The Phoenix Skewer is a symbolic representation of this. It likely combines multiple textures and flavors onto one skewer, taking the diner on a journey:
- The Foundation (The Body): A base of rich, fatty meat like chicken thigh or pork belly, providing a juicy, satisfying core.
- The Texture (The Crunch): An element of cartilage or crisped skin, offering a contrasting crunch. This engages more of the senses.
- The Richness (The Offal): A small piece of something deeply flavorful and tender, like liver or heart, which adds a creamy, mineral depth.
- The Refreshment (The Vegetable): A piece of Japanese leek (negi) or shishito pepper, grilled until sweet, to cleanse the palate between the richer bites.
- The Finish (The Tare): The skewer is dipped multiple times in a complex, sweet-and-savory tare sauce, building up a beautiful glaze that caramelizes under the intense heat of the Binchotan.
The skewer isn’t about a magic bird; it’s about the mastery of balance, temperature, and an intimate understanding of every single part of an ingredient. It’s a story told on a stick.
Secrets to Capturing the ‘Blades of Fire’ Spirit
You don’t need a mythical bird or a remote mountain dojo to bring the essence of “Blades of Fire” to your cooking. It’s about mindset and a respect for the heat. Here are some actionable tips I’ve learned over the years to help you on your journey.
- Invest in a Good Grill: You don’t need a huge, expensive setup. A small, ceramic konro or hibachi grill is perfect. They are designed to hold and radiate the heat from Binchotan effectively, bringing you closer to the fire.
- Source Your Charcoal Wisely: True Binchotan can be expensive, but it’s worth it for special occasions. For more regular grilling, look for high-quality lump charcoals made from dense hardwoods like oak. They won’t be the same, but they are a huge step up from briquettes.
- My Big Mistake: Impatience. Early on, I used to throw my food on the grill before the coals were ready. With Binchotan, you must wait until it’s fully lit and covered in a fine white ash. It’s a low, steady glow, not a raging fire. Rushing this step leads to uneven cooking. Let the heat stabilize.
- Focus on Your Tare: A good tare sauce is your secret weapon. Start with a simple base of soy sauce, mirin, sake, and a little sugar. Let it simmer and reduce. The most important tip: don’t throw it out. Save the leftover tare, refrigerate it, and use it as the base for your next batch. This is how you build complexity and depth over time.
- It’s All in the Cut: Pay attention to how you cut and skewer your meat and vegetables. Cut pieces to a uniform size for even cooking. Weave them onto the skewer so they are secure and lay flat on the grill grates. This small detail makes a massive difference in control.
Frequently Asked Questions
Is ‘Blades of Fire’ based on a real chef?

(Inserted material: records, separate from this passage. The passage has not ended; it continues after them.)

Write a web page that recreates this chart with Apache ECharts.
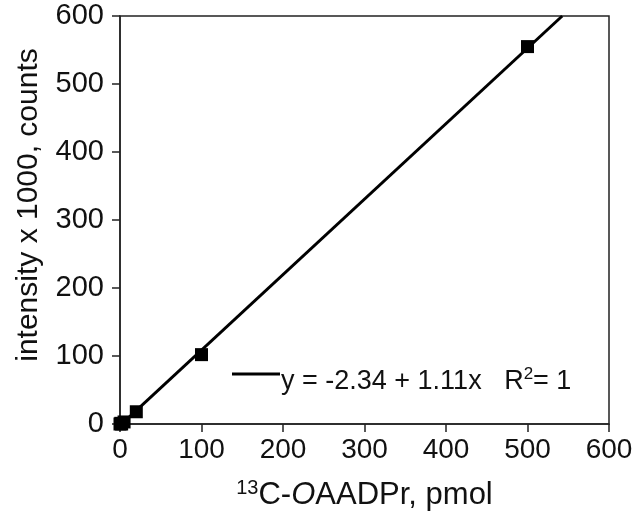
<!DOCTYPE html>
<html>
<head>
<meta charset="utf-8">
<script src="https://cdn.jsdelivr.net/npm/echarts@6/dist/echarts.min.js"></script>
<style>
  html, body { margin: 0; padding: 0; background: #fff; }
  #chart { width: 637px; height: 522px; }
</style>
</head>
<body>
<div id="chart"></div>
<script>
// measured standards (pmol vs intensity x 1000)
const amounts     = [0, 1, 2, 5, 20, 100, 500];
const intensities = [0, 1, 0, 3, 18, 102, 555];
// fitted line end points, y = -2.34 + 1.11x
const fitX = [0, 542.6];
const fitY = [-2.34, 600];
const xTicks = [0, 100, 200, 300, 400, 500, 600];
const yTicks = [0, 100, 200, 300, 400, 500, 600];

const FONT = 'Liberation Sans, Arial, sans-serif';
const INK = '#000';
const TXT = '#111';
const AXIS = '#222';

const chart = echarts.init(document.getElementById('chart'), null, { renderer: 'canvas' });

const axisCommon = {
  type: 'value',
  min: 0,
  max: 600,
  interval: 100,
  axisLine: { show: true, lineStyle: { color: AXIS, width: 1.5 } },
  axisTick: { show: true, inside: false, length: 8, lineStyle: { color: AXIS, width: 1.5 } },
  splitLine: { show: false },
};

chart.setOption({
  backgroundColor: '#fff',
  animation: false,
  grid: {
    left: 120, right: 28, top: 16, bottom: 98,
    outerBoundsMode: 'none',
    show: true, borderColor: AXIS, borderWidth: 1.5,
  },
  // fit legend: short line sample plus equation
  graphic: [
    {
      type: 'line',
      shape: { x1: 232, y1: 374, x2: 280, y2: 374 },
      style: { stroke: INK, lineWidth: 3 },
    },
    {
      type: 'text',
      left: 281, top: 366,
      style: {
        text: '{a|y = -2.34 + 1.11x   R}{s|2}{a|= 1}',
        rich: {
          a: { fontFamily: FONT, fontSize: 27, fill: TXT },
          s: { fontFamily: FONT, fontSize: 17, fill: TXT, verticalAlign: 'top', padding: [0, 0, 14, 0] },
        },
      },
    },
  ],
  xAxis: {
    ...axisCommon,
    name: '{sup|13}{t|C-}{i|O}{t|AADPr, pmol}',
    nameLocation: 'middle',
    nameGap: 54,
    nameTextStyle: {
      rich: {
        t: { fontFamily: FONT, fontSize: 31, color: TXT },
        i: { fontFamily: FONT, fontSize: 31, color: TXT, fontStyle: 'italic' },
        sup: { fontFamily: FONT, fontSize: 20, color: TXT, verticalAlign: 'top', padding: [0, 0, 14, 0] },
      },
    },
    axisLabel: {
      margin: 12, fontFamily: FONT, fontSize: 28, color: TXT,
      customValues: xTicks,
    },
  },
  yAxis: {
    ...axisCommon,
    name: 'intensity x 1000, counts',
    nameLocation: 'middle',
    nameGap: 76,
    nameTextStyle: { fontFamily: FONT, fontSize: 30, color: TXT, padding: [0, 0, 0, 30] },
    axisLabel: {
      margin: 16, fontFamily: FONT, fontSize: 29, color: TXT,
      customValues: yTicks,
    },
  },
  series: [
    {
      name: 'fit',
      type: 'line',
      data: fitX.map((x, i) => [x, fitY[i]]),
      showSymbol: false,
      symbol: 'none',
      clip: true,
      lineStyle: { color: INK, width: 3 },
      z: 2,
    },
    {
      name: 'data',
      type: 'scatter',
      data: amounts.map((x, i) => [x, intensities[i]]),
      symbol: 'rect',
      symbolSize: 13,
      itemStyle: { color: INK, opacity: 1 },
      clip: false,
      z: 3,
    },
  ],
});
</script>
</body>
</html>
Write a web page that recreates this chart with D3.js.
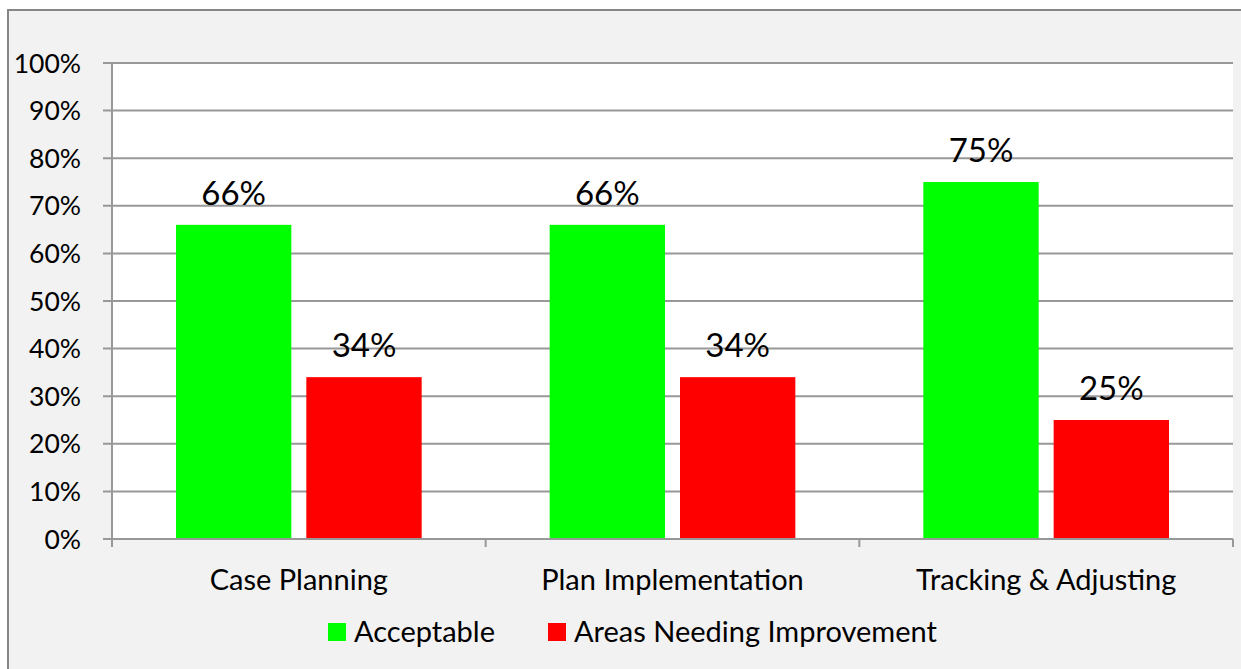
<!DOCTYPE html>
<html>
<head>
<meta charset="utf-8">
<script src="https://cdn.jsdelivr.net/npm/d3@7"></script>
<style>
  html, body { margin: 0; padding: 0; background: #ffffff; }
  svg { display: block; }
  text { font-family: Lato, "Open Sans", sans-serif; fill: #000; }
</style>
</head>
<body>
<svg id="chart" width="1241" height="669"></svg>
<script>
// Review areas and share of cases per rating
const categories = ["Case Planning", "Plan Implementation", "Tracking & Adjusting"];
const seriesNames = ["Acceptable", "Areas Needing Improvement"];
const acceptable = [66, 66, 75];
const needsImprovement = [34, 34, 25];
const yTicks = [0, 10, 20, 30, 40, 50, 60, 70, 80, 90, 100];
const colors = ["#00ff00", "#ff0000"];

const svg = d3.select("#chart");
const W = 1241, H = 669;

// Chart area frame
svg.append("rect")
  .attr("x", 8).attr("y", 10)
  .attr("width", W - 8 + 2).attr("height", H - 10 + 2)
  .attr("fill", "#f2f2f2")
  .attr("stroke", "#868686").attr("stroke-width", 2);

const plot = { left: 112, right: 1233, top: 63, bottom: 539 };

const x0 = d3.scaleBand()
  .domain(categories)
  .range([plot.left, plot.right])
  .paddingInner(0).paddingOuter(0);

const x1 = d3.scaleBand()
  .domain(seriesNames)
  .range([64, x0.bandwidth() - 64])
  .paddingInner(0.115);

const y = d3.scaleLinear().domain([0, 100]).range([plot.bottom, plot.top]);

// Plot background
svg.append("rect")
  .attr("x", plot.left).attr("y", plot.top)
  .attr("width", plot.right - plot.left).attr("height", plot.bottom - plot.top)
  .attr("fill", "#ffffff");

// Horizontal gridlines
svg.append("g")
  .selectAll("line")
  .data(yTicks)
  .join("line")
  .attr("x1", plot.left - 9).attr("x2", plot.right)
  .attr("y1", d => y(d)).attr("y2", d => y(d))
  .attr("stroke", "#989898").attr("stroke-width", 2);

// Y axis labels
svg.append("g")
  .selectAll("text")
  .data(yTicks)
  .join("text")
  .attr("x", 81).attr("y", d => y(d) + 9.5)
  .attr("text-anchor", "end")
  .attr("font-size", 26.5)
  .text(d => d + "%");

// Vertical axis line
svg.append("line")
  .attr("x1", plot.left).attr("x2", plot.left)
  .attr("y1", plot.top).attr("y2", plot.bottom + 8)
  .attr("stroke", "#989898").attr("stroke-width", 2);

// Category tick marks
const catEdges = categories.map(c => x0(c)).concat([plot.right]);
svg.append("g")
  .selectAll("line")
  .data(catEdges)
  .join("line")
  .attr("x1", d => d).attr("x2", d => d)
  .attr("y1", plot.bottom).attr("y2", plot.bottom + 8)
  .attr("stroke", "#989898").attr("stroke-width", 2);

// Bars
const rows = categories.map((c, i) => ({
  category: c,
  values: [acceptable[i], needsImprovement[i]]
}));

const groups = svg.append("g")
  .selectAll("g")
  .data(rows)
  .join("g")
  .attr("transform", d => `translate(${x0(d.category)},0)`);

groups.selectAll("rect")
  .data(d => d.values.map((v, j) => ({ key: seriesNames[j], value: v, j })))
  .join("rect")
  .attr("x", d => x1(d.key))
  .attr("y", d => y(d.value))
  .attr("width", x1.bandwidth())
  .attr("height", d => y(0) - y(d.value))
  .attr("fill", d => colors[d.j]);

// Value labels
groups.selectAll("text")
  .data(d => d.values.map((v, j) => ({ key: seriesNames[j], value: v })))
  .join("text")
  .attr("x", d => x1(d.key) + x1.bandwidth() / 2)
  .attr("y", d => y(d.value) - 20)
  .attr("text-anchor", "middle")
  .attr("font-size", 33)
  .text(d => d.value + "%");

// Baseline
svg.append("line")
  .attr("x1", plot.left).attr("x2", plot.right)
  .attr("y1", plot.bottom).attr("y2", plot.bottom)
  .attr("stroke", "#989898").attr("stroke-width", 2);

// Category labels
svg.append("g")
  .selectAll("text")
  .data(categories)
  .join("text")
  .attr("x", d => x0(d) + x0.bandwidth() / 2)
  .attr("y", 590)
  .attr("text-anchor", "middle")
  .attr("font-size", 29)
  .text(d => d);

// Legend
const legendItems = [
  { name: seriesNames[0], color: colors[0], x: 328 },
  { name: seriesNames[1], color: colors[1], x: 548 }
];
const lg = svg.append("g")
  .selectAll("g")
  .data(legendItems)
  .join("g")
  .attr("transform", d => `translate(${d.x},623)`);
lg.append("rect")
  .attr("width", 18).attr("height", 18)
  .attr("fill", d => d.color);
lg.append("text")
  .attr("x", 26).attr("y", 19)
  .attr("font-size", 29)
  .text(d => d.name);
</script>
</body>
</html>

No, the main character, Chef Kaito Tanaka, is a fictional creation. He is an archetype representing the dedication of Japanese shokunin (artisan masters), likely inspired by several real-life yakitori and unagi chefs in Japan.
Can I use regular charcoal to get the same results?
While you can still make delicious food, you cannot replicate the specific effects of Binchotan with regular briquettes or lump charcoal. The clean, smoke-free, high-temperature infrared heat of Binchotan is unique and is the key to the film’s signature cooking style.
What is the ‘Phoenix Skewer’ actually made of?
The ‘Phoenix Skewer’ is a fictional dish symbolizing the culinary philosophy of using every part of an animal. In reality, it represents a masterfully constructed skewer combining different textures and flavors, such as meat, skin, offal, and vegetables, to create a complete experience in one dish.
Where can I buy Binchotan charcoal?
High-quality Binchotan can be found at specialty Japanese grocery stores, high-end grilling shops, or from reputable online culinary retailers. Be sure to look for charcoal made from Ubame oak for the most authentic experience.